Others can’t forgive Greer for being an astonishing publicity machine, one who steps into the limelight with repetitive predictability.  Particularly jarring was that tasteless but lucrative stint in Celebrity Big Brother, a brief venture that netted her both income and the usual write-ups.  ‘Snapped on the set, she looks like a befuddled and exhausted old woman,’ wrote the dismissive playwright Louis Nowra in the Australian magazine, The Monthly.  From being an unsettling, moving provocateur, Greer had become ‘pathetic’, lounging about ‘a cheap, often-degrading reality TV show.’  Yet those who condemn Greer for such acts surely never understood her ability to farm publicity and nurture it for her own ends.  Polemics and play matter above all else.

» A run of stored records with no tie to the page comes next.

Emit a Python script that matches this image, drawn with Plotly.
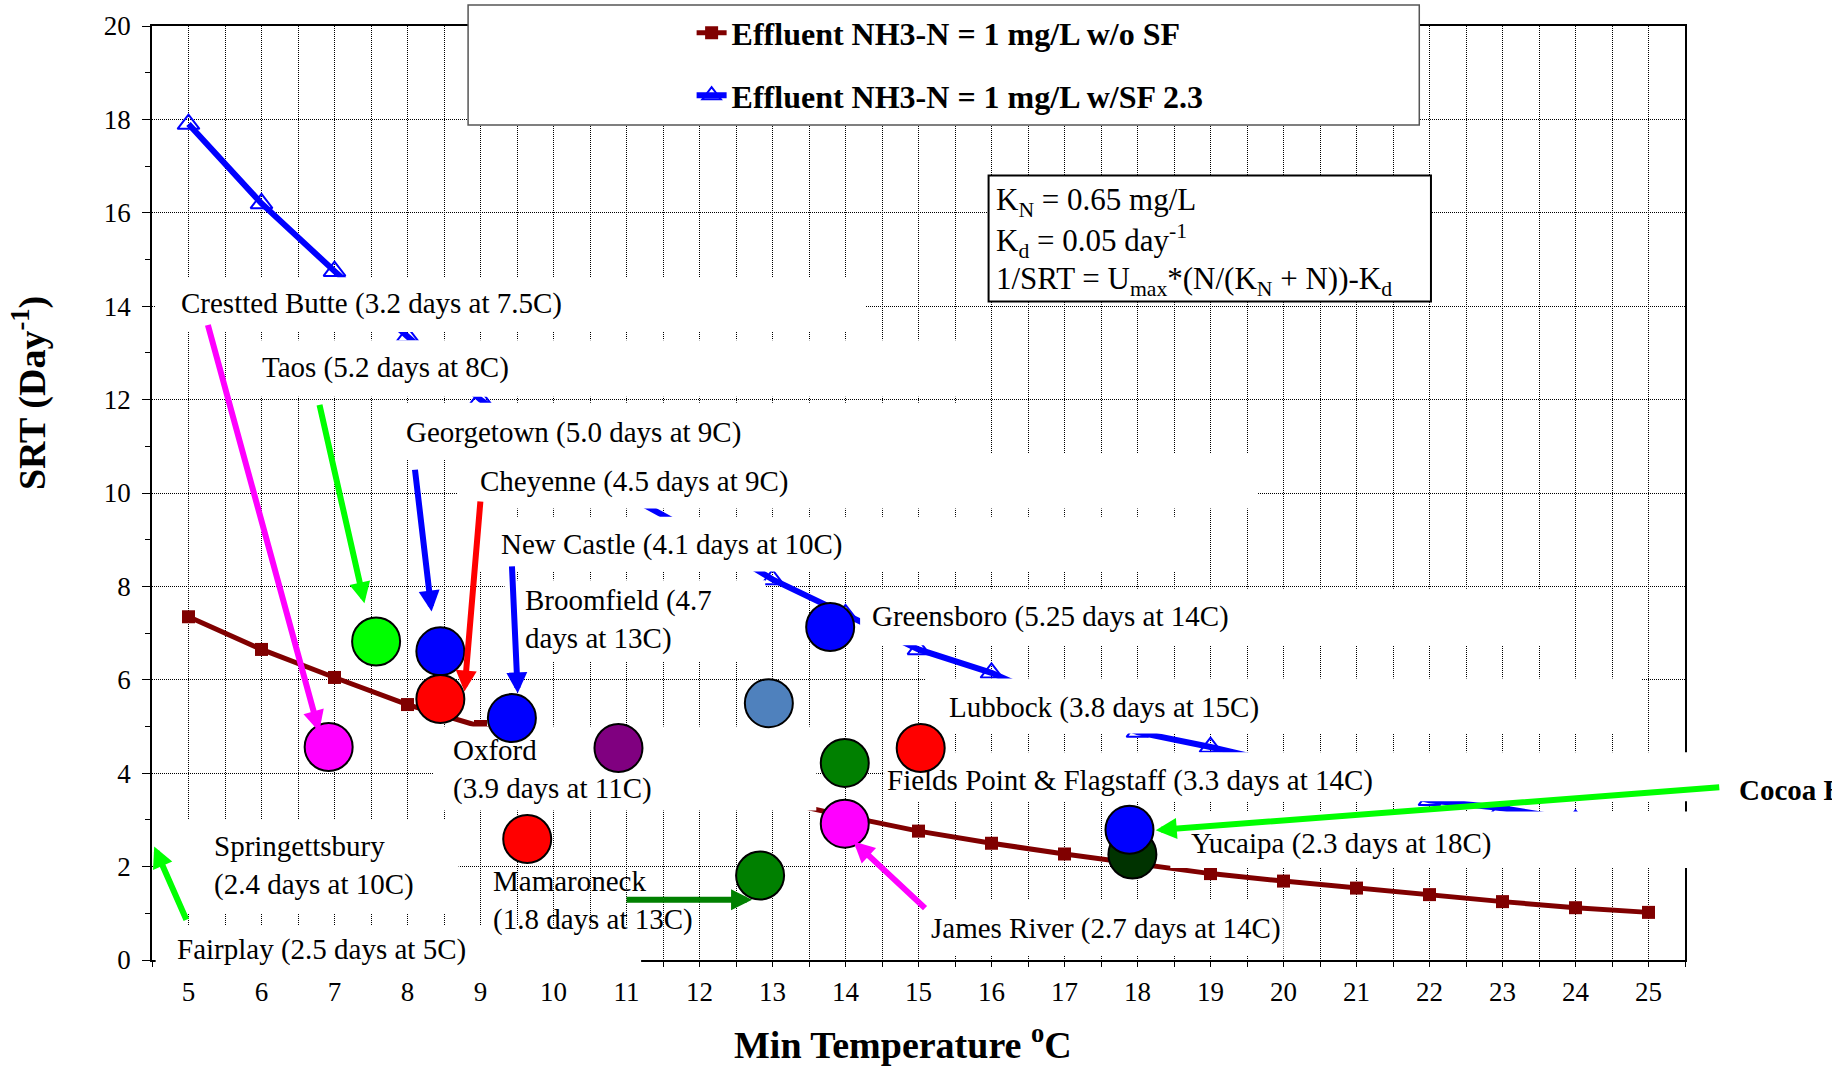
import plotly.graph_objects as go

# ---------------- data ----------------
temps = list(range(5, 26))
srt_no_sf = [7.35, 6.65, 6.05, 5.47, 5.0, 4.52, 4.12, 3.76, 3.43, 3.08, 2.76,
             2.5, 2.27, 2.05, 1.85, 1.69, 1.54, 1.4, 1.25, 1.12, 1.02]
srt_sf = [17.9, 16.2, 14.75, 13.35, 12.0, 10.9, 9.95, 9.1, 8.15, 7.4, 6.65,
          6.15, 5.45, 4.88, 4.56, 4.2, 3.8, 3.42, 3.25, 3.0, 2.8]

site_temp = [7.57, 8.45, 8.45, 9.43, 6.92, 10.89, 9.64, 12.95, 13.79, 13.99,
             15.03, 13.99, 12.83, 17.93, 17.89]
site_srt = [6.82, 6.61, 5.59, 5.18, 4.56, 4.54, 2.59, 5.5, 7.13, 4.22,
            4.54, 2.92, 1.81, 2.26, 2.79]
site_colors = ["#00FF00", "#0000FF", "#FF0000", "#0000FF", "#FF00FF", "#800080",
               "#FF0000", "#4F81BD", "#0000FF", "#008000", "#FF0000", "#FF00FF",
               "#008000", "#003300", "#0000FF"]

# label text, left x, middle y
labels = [
    ("Crestted Butte (3.2 days at 7.5C)", 4.87, 14.05),
    ("Taos (5.2 days at 8C)", 5.98, 12.68),
    ("Georgetown (5.0 days at 9C)", 7.95, 11.3),
    ("Cheyenne (4.5 days at 9C)", 8.96, 10.25),
    ("New Castle (4.1 days at 10C)", 9.26, 8.9),
    ("Broomfield (4.7<br>days at 13C)", 9.58, 7.3),
    ("Greensboro (5.25 days at 14C)", 14.34, 7.35),
    ("Lubbock (3.8 days at 15C)", 15.39, 5.4),
    ("Oxford<br>(3.9 days at 11C)", 8.6, 4.08),
    ("Fields Point & Flagstaff (3.3 days at 14C)", 14.54, 3.85),
    ("Yucaipa (2.3 days at 18C)", 18.71, 2.5),
    ("Springettsbury<br>(2.4 days at 10C)", 5.32, 2.03),
    ("Mamaroneck<br>(1.8 days at 13C)", 9.15, 1.28),
    ("James River (2.7 days at 14C)", 15.15, 0.68),
    ("Fairplay (2.5 days at 5C)", 4.81, 0.22),
]

# arrows: tail x, tail y, head x, head y, colour
arrows = [
    (5.26, 13.63, 6.79, 4.89, "#FF00FF"),
    (6.79, 11.92, 7.41, 7.64, "#00FF00"),
    (8.10, 10.53, 8.33, 7.46, "#0000FF"),
    (9.00, 9.85, 8.78, 5.75, "#FF0000"),
    (9.43, 8.46, 9.51, 5.71, "#0000FF"),
    (4.98, 0.83, 4.53, 2.43, "#00FF00"),
    (10.98, 1.29, 12.72, 1.29, "#008000"),
    (15.11, 1.08, 14.11, 2.54, "#FF00FF"),
    (25.99, 3.70, 18.25, 2.78, "#00FF00"),
]

# white backgrounds of the text boxes (x0, x1, y0, y1 in axis units)
label_boxes = [
    (4.55, 14.27, 13.45, 14.62),
    (5.8, 15.8, 12.06, 13.27),
    (7.8, 15.8, 10.71, 11.93),
    (8.68, 19.65, 9.67, 10.85),
    (8.9, 18.75, 8.32, 9.49),
    (9.33, 12.9, 6.4, 8.13),
    (14.2, 23.75, 6.74, 7.95),
    (15.1, 24.9, 4.85, 6.03),
    (8.35, 13.6, 3.2, 5.0),
    (14.53, 26.5, 3.4, 4.45),
    (18.45, 26.5, 1.97, 3.18),
    (15.1, 20.0, 0.1, 1.29),
    (4.55, 8.7, 1.0, 3.0),
    (4.55, 11.2, -0.2, 0.75),
]

X_RANGE = [4.5, 25.5]
Y_RANGE = [0, 20]
SERIF = "Liberation Serif, Times New Roman, serif"


def dx(v):
    return (v - X_RANGE[0]) / (X_RANGE[1] - X_RANGE[0])


def dy(v):
    return (v - Y_RANGE[0]) / (Y_RANGE[1] - Y_RANGE[0])


fig = go.Figure()
fig.add_trace(go.Scatter(
    x=temps, y=srt_no_sf, mode="lines+markers",
    name="Effluent NH3-N = 1 mg/L w/o SF", legendgroup="a",
    line=dict(color="#800000", width=5),
    marker=dict(symbol="square", size=13, color="#800000"),
))
fig.add_trace(go.Scatter(
    x=temps, y=srt_sf, mode="lines+markers",
    name="Effluent NH3-N = 1 mg/L w/SF 2.3", legendgroup="b",
    line=dict(color="#0000FF", width=6),
    marker=dict(symbol="triangle-up-open", size=19, color="#0000FF",
                line=dict(width=2, color="#0000FF")),
))

shapes = []
for (x0, x1, y0, y1) in label_boxes:
    shapes.append(dict(type="rect", xref="x domain", yref="y domain",
                       x0=dx(x0), x1=dx(x1), y0=dy(y0), y1=dy(y1),
                       fillcolor="white", line=dict(width=0), layer="above"))
for cx, cy, col in zip(site_temp, site_srt, site_colors):
    shapes.append(dict(type="circle", xref="x", yref="y",
                       xsizemode="pixel", ysizemode="pixel",
                       xanchor=cx, yanchor=cy, x0=-24, x1=24, y0=-24, y1=24,
                       fillcolor=col, line=dict(color="black", width=2),
                       layer="above"))
# legend frame
shapes.append(dict(type="rect", xref="x domain", yref="y domain",
                   x0=dx(8.83), x1=dx(21.86), y0=dy(17.88), y1=dy(20.45),
                   fillcolor="white", line=dict(color="#555555", width=1.5),
                   layer="above"))
# equation frame
shapes.append(dict(type="rect", xref="x domain", yref="y domain",
                   x0=dx(15.96), x1=dx(22.02), y0=dy(14.1), y1=dy(16.8),
                   fillcolor="white", line=dict(color="black", width=2),
                   layer="above"))

annotations = []
for text, x, y in labels:
    annotations.append(dict(text=text, x=x, y=y, xref="x", yref="y",
                            xanchor="left", yanchor="middle", align="left",
                            showarrow=False,
                            font=dict(family=SERIF, size=29, color="black")))
annotations.append(dict(text="<b>Cocoa Beach</b>", x=dx(26.21), y=dy(3.65),
                        xref="paper", yref="paper",
                        xanchor="left", yanchor="middle", showarrow=False,
                        font=dict(family=SERIF, size=29, color="black")))
for tx, ty, hx, hy, col in arrows:
    annotations.append(dict(text="", x=hx, y=hy, ax=tx, ay=ty,
                            xref="x", yref="y", axref="x", ayref="y",
                            showarrow=True, arrowhead=2, arrowsize=0.7,
                            arrowwidth=6, arrowcolor=col, standoff=0))
eq_lines = [
    ("K<sub>N</sub> = 0.65 mg/L", 16.23),
    ("K<sub>d</sub> = 0.05 day<sup>-1</sup>", 15.4),
    ("1/SRT = U<sub>max</sub>*(N/(K<sub>N</sub> + N))-K<sub>d</sub>", 14.55),
]
for text, y in eq_lines:
    annotations.append(dict(text=text, x=16.03, y=y, xref="x", yref="y",
                            xanchor="left", yanchor="middle", showarrow=False,
                            font=dict(family=SERIF, size=31, color="black")))
# axis titles
annotations.append(dict(text="<b>Min Temperature <sup>o</sup>C</b>", x=0.4899, y=-0.088,
                        xref="paper", yref="paper", xanchor="center", yanchor="middle",
                        showarrow=False, font=dict(family=SERIF, size=38, color="black")))
annotations.append(dict(text="<b>SRT (Day<sup>-1</sup>)</b>", x=-0.0802, y=0.607,
                        xref="paper", yref="paper", xanchor="center", yanchor="middle",
                        textangle=-90, showarrow=False,
                        font=dict(family=SERIF, size=38, color="black")))

grid = dict(gridcolor="#000000", griddash="1px,1px", gridwidth=1)

fig.update_layout(
    width=1832, height=1068,
    margin=dict(l=152, r=147, t=26, b=108, autoexpand=False),
    paper_bgcolor="white", plot_bgcolor="white",
    font=dict(family=SERIF, color="black"),
    showlegend=True,
    legend=dict(x=0.352, y=0.995, xanchor="left", yanchor="top",
                yref="container",
                bgcolor="rgba(0,0,0,0)", borderwidth=0,
                tracegroupgap=18,
                font=dict(family=SERIF, size=32, color="black", weight="bold")),
    shapes=shapes,
    annotations=annotations,
    xaxis=dict(range=X_RANGE, tickmode="linear", tick0=5, dtick=1,
               ticks="outside", ticklen=5, tickcolor="black",
               showline=True, linecolor="black", linewidth=1.5, mirror=True,
               zeroline=False, showgrid=True, **grid,
               minor=dict(dtick=0.5, showgrid=True, ticks="outside", ticklen=5,
                          tickcolor="black", **grid),
               tickfont=dict(family=SERIF, size=27, color="black"),
               ticklabelstandoff=2),
    yaxis=dict(range=Y_RANGE, tickmode="linear", tick0=0, dtick=2,
               ticks="outside", ticklen=8, tickcolor="black",
               showline=True, linecolor="black", linewidth=1.5, mirror=True,
               zeroline=False, showgrid=True, **grid,
               minor=dict(dtick=1, showgrid=False, ticks="outside", ticklen=5,
                          tickcolor="black"),
               tickfont=dict(family=SERIF, size=27, color="black"),
               ticklabelstandoff=6),
)

fig.write_html("out.html")
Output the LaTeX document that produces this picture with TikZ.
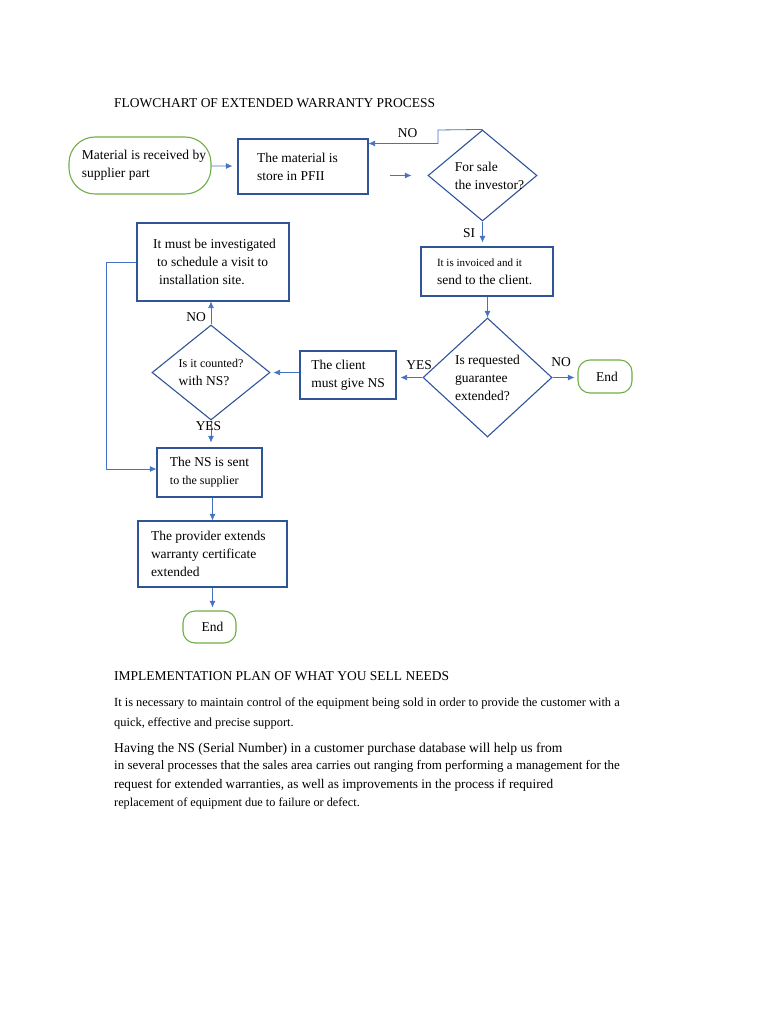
\documentclass[tikz,border=0pt]{standalone}
\usepackage{fontspec}
\setmainfont{Liberation Serif}
\usetikzlibrary{shapes.geometric,arrows.meta}
\definecolor{boxblue}{HTML}{2F5597}
\definecolor{arrowblue}{HTML}{4472C4}
\definecolor{termgreen}{HTML}{70AD47}
\tikzset{
  box/.style={draw=boxblue,line width=1.1pt,align=flush left,inner ysep=0pt,font=\fontsize{13.5}{18}\selectfont},
  term/.style={draw=termgreen,line width=1.1pt,rounded corners=13pt,align=left,inner ysep=0pt,font=\fontsize{13.5}{18}\selectfont},
  dec/.style={diamond,draw=boxblue,line width=1.1pt,align=left,inner sep=0pt,font=\fontsize{13.5}{18}\selectfont},
  arr/.style={-{Latex[length=6.5pt,width=6pt]},draw=arrowblue,line width=0.8pt},
  lbl/.style={inner sep=0pt,font=\fontsize{13.5}{16}\selectfont},
  txt/.style={anchor=base west,inner sep=0pt}
}
\begin{document}
\begin{tikzpicture}[x=1pt,y=-1pt]
\useasboundingbox (0,0) rectangle (768,1024);
\node[txt,font=\fontsize{13.5}{16}\selectfont] (title) at (114,107.5) {FLOWCHART OF EXTENDED WARRANTY PROCESS};
% flowchart
\node[term,minimum width=142pt,minimum height=57pt,rounded corners=26pt] (recv) at (140,165.5) {\hspace*{4pt}Material is received by\hspace*{-4pt}\\\hspace*{4pt}supplier part};
\node[box,minimum width=130pt,minimum height=55pt,text width=92pt,inner xsep=19pt] (store) at (303,166.5) {The material is\\store in PFII};
\node[dec,aspect=1.2,minimum width=109pt,minimum height=91pt] (sale) at (482.5,175.5) {\hspace*{7pt}For sale\hspace*{-7pt}\\\hspace*{7pt}the investor?\hspace*{-7pt}};
\node[box,minimum width=132pt,minimum height=49pt,text width=100pt,inner xsep=16pt] (invoice) at (487,271.5) {{\fontsize{11}{18}\selectfont It is invoiced and it}\\send to the client.};
\node[dec,aspect=1.08,minimum width=129pt,minimum height=119pt] (guar) at (487.5,377.5) {Is requested\\guarantee\\extended?};
\node[term,minimum width=54pt,minimum height=33pt,rounded corners=12pt] (end1) at (605,376.5) {\hspace*{4pt}End};
\node[box,align=left,minimum width=96pt,minimum height=48pt] (client) at (348,375) {The client\\must give NS};
\node[dec,aspect=1.24,minimum width=118pt,minimum height=95pt] (count) at (211,372.5) {{\fontsize{12}{18}\selectfont Is it counted?}\\with NS?};
\node[box,align=left,minimum width=152pt,minimum height=78pt] (invest) at (213,262) {\hspace*{3pt}It must be investigated\\\hspace*{7pt}to schedule a visit to\\\hspace*{9pt}installation site.};
\node[box,align=left,minimum width=105pt,minimum height=49pt] (nssent) at (209.5,472.5) {The NS is sent\\{\fontsize{12}{17}\selectfont to the supplier}};
\node[box,minimum width=149pt,minimum height=66pt,text width=123pt,inner xsep=13pt] (prov) at (212.5,554) {The provider extends\\warranty certificate\\extended};
\node[term,minimum width=53pt,minimum height=32pt,rounded corners=12pt] (end2) at (209.5,627) {\hspace*{6pt}End};
% connectors
\draw[arr,shorten >=5pt] (recv) -- (store);
\draw[arr,shorten <=21pt,shorten >=16pt] (store.east |- sale.west) -- (sale.west);
\draw[arr] (sale.north) -- (438,130) -- (438,143.5) -- ([yshift=23pt]store.east);
\draw[arr,shorten >=4pt] (sale.south) -- (sale.south |- invoice.north);
\draw[arr] (invoice.south -| guar.north) -- (guar.north);
\draw[arr,shorten >=3pt] (guar.east) -- (guar.east -| end1.west);
\draw[arr,shorten >=4pt] (guar.west) -- (guar.west -| client.east);
\draw[arr,shorten >=3pt] (client.west |- count.east) -- (count.east);
\draw[arr] (count.north) -- (count.north |- invest.south);
\draw[arr,shorten >=5pt] (count.south) -- (count.south |- nssent.north);
\draw[arr] (invest.west) -- ++(-30,0) |- ([yshift=3.5pt]nssent.west);
\draw[arr] (prov.north |- nssent.south) -- (prov.north);
\draw[arr,shorten >=3pt] (prov.south) -- (prov.south |- end2.north);
% labels
\node[lbl] (lno1) at (407.5,133) {NO};
\node[lbl] (lsi) at (469,233) {SI};
\node[lbl] (lno2) at (561,362) {NO};
\node[lbl] (lyes1) at (419,365) {YES};
\node[lbl] (lno3) at (196,317) {NO};
\node[lbl] (lyes2) at (208.5,426) {YES};
% text below
\node[txt,font=\fontsize{13.5}{16}\selectfont] (plan) at (114,680.5) {IMPLEMENTATION PLAN OF WHAT YOU SELL NEEDS};
\node[txt,font=\fontsize{12.4}{14}\selectfont] (pa1) at (114,706) {It is necessary to maintain control of the equipment being sold in order to provide the customer with a};
\node[txt,font=\fontsize{12.4}{14}\selectfont] (pa2) at (114,726) {quick, effective and precise support.};
\node[txt,font=\fontsize{13.6}{16}\selectfont] (pb1) at (114,752) {Having the NS (Serial Number) in a customer purchase database will help us from};
\node[txt,font=\fontsize{13}{15}\selectfont] (pb2) at (114,769) {in several processes that the sales area carries out ranging from performing a management for the};
\node[txt,font=\fontsize{13.25}{15}\selectfont] (pb3) at (114,788) {request for extended warranties, as well as improvements in the process if required};
\node[txt,font=\fontsize{12.25}{14}\selectfont] (pb4) at (114,806) {replacement of equipment due to failure or defect.};
\end{tikzpicture}
\end{document}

Nowra’s swipe at Greer is most damning on the issue of women, that most touchy of subjects. And if there is a touchy subject, it is women writing on women, a task that often ends up as a cannibalistic enterprise.  Just as war should not be left to generals, Nowra seems to wonder whether Greer should ever have been allowed to be let loose on members of her own sex.  Certainly, she should have been prohibited from deeming them ‘castrated’ like eunuchs.  The proposition enraged an Australian writer Helen Razer in Crikey (Mar 8): ‘Greer attracts violent spittle of th[is] type not because she is a polemicist, but because she has a cunt.’  But cunt talk is itself dangerous.  The line between a vibrant, reflexive feminism, and one that passes into the infirmary, as Camille Paglia so colourfully put it, is a fine one indeed.

The character portrait of Woman, then, is vicious, animated by that ‘demon-figure of the mother’.  In The Female Eunuch, we find insecure women, their libido suppressed, their tendencies vicious and destructive.  She is on the hunt for the ‘feminine parasites’ lurking within the body of freedom.  They were as much the subject of extermination as the most patriarchal of men.  Observations by Greer about successful women are given short shrift by Nowra.

Nowra is not alone in this attack.  We need merely go to an issue of the International Socialist Review in the summer of 1971, featuring an assessment by an unimpressed Evelyn Reed.  For Reed, the patriarchy was left swooning at The Female Eunuch, but left reeling from the assault by Kate Millett’s Sexual Politics, out at the end of the 1960s.  Millett was the militant feminist foot soldier, while Greer was a mere poseur in ideological drag, ‘catering’ to men as a feminist Life Magazine described as ‘saucy’.  ‘Greer,’ wrote Reed, ‘is a model for those men who want more sex and less politics from women writers in the feminist movement.’  Sally Kempton of the New York Radical Feminists, writing in the New York Times Book Review (Apr 25, 1971), found Greer’s work brilliantly scripted but speculative, a ‘polemic which is almost completely devoid of policy proposals for the feminist movement.’  The cannibals were already getting their cutlery ready.